▸ **Collected material**
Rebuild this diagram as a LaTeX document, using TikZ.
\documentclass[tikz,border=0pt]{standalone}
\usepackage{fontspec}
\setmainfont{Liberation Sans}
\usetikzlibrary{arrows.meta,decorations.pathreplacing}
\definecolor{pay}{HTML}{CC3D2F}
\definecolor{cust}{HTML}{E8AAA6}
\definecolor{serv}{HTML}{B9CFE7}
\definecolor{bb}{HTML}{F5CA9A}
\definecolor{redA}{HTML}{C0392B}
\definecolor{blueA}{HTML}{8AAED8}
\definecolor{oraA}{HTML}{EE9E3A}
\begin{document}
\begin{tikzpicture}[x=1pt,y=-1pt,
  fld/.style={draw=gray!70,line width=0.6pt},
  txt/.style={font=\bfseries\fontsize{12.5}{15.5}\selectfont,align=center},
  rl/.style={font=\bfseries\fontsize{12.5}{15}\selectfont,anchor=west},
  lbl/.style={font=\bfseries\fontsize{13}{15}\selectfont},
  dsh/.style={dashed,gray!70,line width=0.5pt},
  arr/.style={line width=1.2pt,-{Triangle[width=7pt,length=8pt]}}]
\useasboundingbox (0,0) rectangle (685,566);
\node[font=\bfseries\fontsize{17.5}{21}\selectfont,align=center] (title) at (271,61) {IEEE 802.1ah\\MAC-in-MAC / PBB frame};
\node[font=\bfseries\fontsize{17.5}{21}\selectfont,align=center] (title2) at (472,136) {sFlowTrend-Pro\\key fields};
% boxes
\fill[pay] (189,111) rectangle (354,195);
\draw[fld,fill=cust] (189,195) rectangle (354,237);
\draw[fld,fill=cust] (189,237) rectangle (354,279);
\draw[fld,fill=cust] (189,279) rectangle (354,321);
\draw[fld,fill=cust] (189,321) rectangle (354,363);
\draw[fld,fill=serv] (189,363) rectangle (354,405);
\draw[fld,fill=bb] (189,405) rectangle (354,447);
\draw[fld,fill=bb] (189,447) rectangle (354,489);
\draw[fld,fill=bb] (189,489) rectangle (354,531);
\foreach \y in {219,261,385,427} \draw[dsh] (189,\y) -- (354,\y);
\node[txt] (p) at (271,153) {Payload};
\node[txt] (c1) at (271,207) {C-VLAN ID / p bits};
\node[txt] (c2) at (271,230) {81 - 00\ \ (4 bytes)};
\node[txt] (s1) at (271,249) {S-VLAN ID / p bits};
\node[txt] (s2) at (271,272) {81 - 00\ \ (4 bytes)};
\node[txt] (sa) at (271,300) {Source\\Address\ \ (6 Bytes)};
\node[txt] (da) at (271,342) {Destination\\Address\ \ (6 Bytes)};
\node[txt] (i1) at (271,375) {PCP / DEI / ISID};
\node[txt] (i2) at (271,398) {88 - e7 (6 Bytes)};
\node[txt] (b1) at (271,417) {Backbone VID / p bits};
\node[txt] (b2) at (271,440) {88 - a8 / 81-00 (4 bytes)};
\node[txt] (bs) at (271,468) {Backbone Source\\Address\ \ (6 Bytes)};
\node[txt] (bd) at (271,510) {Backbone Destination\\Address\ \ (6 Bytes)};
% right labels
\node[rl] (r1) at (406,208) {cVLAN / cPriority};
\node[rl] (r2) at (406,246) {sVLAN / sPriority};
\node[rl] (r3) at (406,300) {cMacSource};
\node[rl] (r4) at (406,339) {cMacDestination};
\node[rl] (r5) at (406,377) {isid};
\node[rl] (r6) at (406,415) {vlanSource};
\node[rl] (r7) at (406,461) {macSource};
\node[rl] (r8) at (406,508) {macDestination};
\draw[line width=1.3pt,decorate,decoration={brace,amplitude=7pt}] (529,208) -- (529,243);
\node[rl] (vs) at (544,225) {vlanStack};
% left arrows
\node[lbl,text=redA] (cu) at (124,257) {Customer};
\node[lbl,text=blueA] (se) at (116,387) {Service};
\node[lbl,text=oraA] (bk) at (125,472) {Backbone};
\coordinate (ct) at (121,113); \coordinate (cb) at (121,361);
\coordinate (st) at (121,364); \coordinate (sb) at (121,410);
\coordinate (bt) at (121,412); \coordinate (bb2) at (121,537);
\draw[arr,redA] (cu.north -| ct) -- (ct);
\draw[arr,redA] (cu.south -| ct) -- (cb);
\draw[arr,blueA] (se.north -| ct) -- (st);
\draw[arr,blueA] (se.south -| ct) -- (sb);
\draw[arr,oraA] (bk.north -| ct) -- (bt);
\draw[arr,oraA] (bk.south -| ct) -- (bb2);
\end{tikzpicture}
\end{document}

▸ **Work required**
Extract all of the data shown above without alteration.

▸ **Finished answer**
Rebuild this diagram as a LaTeX document, using TikZ.
\documentclass[tikz,border=0pt]{standalone}
\usepackage{fontspec}
\setmainfont{Liberation Sans}
\usetikzlibrary{arrows.meta,decorations.pathreplacing}
\definecolor{pay}{HTML}{CC3D2F}
\definecolor{cust}{HTML}{E8AAA6}
\definecolor{serv}{HTML}{B9CFE7}
\definecolor{bb}{HTML}{F5CA9A}
\definecolor{redA}{HTML}{C0392B}
\definecolor{blueA}{HTML}{8AAED8}
\definecolor{oraA}{HTML}{EE9E3A}
\begin{document}
\begin{tikzpicture}[x=1pt,y=-1pt,
  fld/.style={draw=gray!70,line width=0.6pt},
  txt/.style={font=\bfseries\fontsize{12.5}{15.5}\selectfont,align=center},
  rl/.style={font=\bfseries\fontsize{12.5}{15}\selectfont,anchor=west},
  lbl/.style={font=\bfseries\fontsize{13}{15}\selectfont},
  dsh/.style={dashed,gray!70,line width=0.5pt},
  arr/.style={line width=1.2pt,-{Triangle[width=7pt,length=8pt]}}]
\useasboundingbox (0,0) rectangle (685,566);
\node[font=\bfseries\fontsize{17.5}{21}\selectfont,align=center] (title) at (271,61) {IEEE 802.1ah\\MAC-in-MAC / PBB frame};
\node[font=\bfseries\fontsize{17.5}{21}\selectfont,align=center] (title2) at (472,136) {sFlowTrend-Pro\\key fields};
% boxes
\fill[pay] (189,111) rectangle (354,195);
\draw[fld,fill=cust] (189,195) rectangle (354,237);
\draw[fld,fill=cust] (189,237) rectangle (354,279);
\draw[fld,fill=cust] (189,279) rectangle (354,321);
\draw[fld,fill=cust] (189,321) rectangle (354,363);
\draw[fld,fill=serv] (189,363) rectangle (354,405);
\draw[fld,fill=bb] (189,405) rectangle (354,447);
\draw[fld,fill=bb] (189,447) rectangle (354,489);
\draw[fld,fill=bb] (189,489) rectangle (354,531);
\foreach \y in {219,261,385,427} \draw[dsh] (189,\y) -- (354,\y);
\node[txt] (p) at (271,153) {Payload};
\node[txt] (c1) at (271,207) {C-VLAN ID / p bits};
\node[txt] (c2) at (271,230) {81 - 00\ \ (4 bytes)};
\node[txt] (s1) at (271,249) {S-VLAN ID / p bits};
\node[txt] (s2) at (271,272) {81 - 00\ \ (4 bytes)};
\node[txt] (sa) at (271,300) {Source\\Address\ \ (6 Bytes)};
\node[txt] (da) at (271,342) {Destination\\Address\ \ (6 Bytes)};
\node[txt] (i1) at (271,375) {PCP / DEI / ISID};
\node[txt] (i2) at (271,398) {88 - e7 (6 Bytes)};
\node[txt] (b1) at (271,417) {Backbone VID / p bits};
\node[txt] (b2) at (271,440) {88 - a8 / 81-00 (4 bytes)};
\node[txt] (bs) at (271,468) {Backbone Source\\Address\ \ (6 Bytes)};
\node[txt] (bd) at (271,510) {Backbone Destination\\Address\ \ (6 Bytes)};
% right labels
\node[rl] (r1) at (406,208) {cVLAN / cPriority};
\node[rl] (r2) at (406,246) {sVLAN / sPriority};
\node[rl] (r3) at (406,300) {cMacSource};
\node[rl] (r4) at (406,339) {cMacDestination};
\node[rl] (r5) at (406,377) {isid};
\node[rl] (r6) at (406,415) {vlanSource};
\node[rl] (r7) at (406,461) {macSource};
\node[rl] (r8) at (406,508) {macDestination};
\draw[line width=1.3pt,decorate,decoration={brace,amplitude=7pt}] (529,208) -- (529,243);
\node[rl] (vs) at (544,225) {vlanStack};
% left arrows
\node[lbl,text=redA] (cu) at (124,257) {Customer};
\node[lbl,text=blueA] (se) at (116,387) {Service};
\node[lbl,text=oraA] (bk) at (125,472) {Backbone};
\coordinate (ct) at (121,113); \coordinate (cb) at (121,361);
\coordinate (st) at (121,364); \coordinate (sb) at (121,410);
\coordinate (bt) at (121,412); \coordinate (bb2) at (121,537);
\draw[arr,redA] (cu.north -| ct) -- (ct);
\draw[arr,redA] (cu.south -| ct) -- (cb);
\draw[arr,blueA] (se.north -| ct) -- (st);
\draw[arr,blueA] (se.south -| ct) -- (sb);
\draw[arr,oraA] (bk.north -| ct) -- (bt);
\draw[arr,oraA] (bk.south -| ct) -- (bb2);
\end{tikzpicture}
\end{document}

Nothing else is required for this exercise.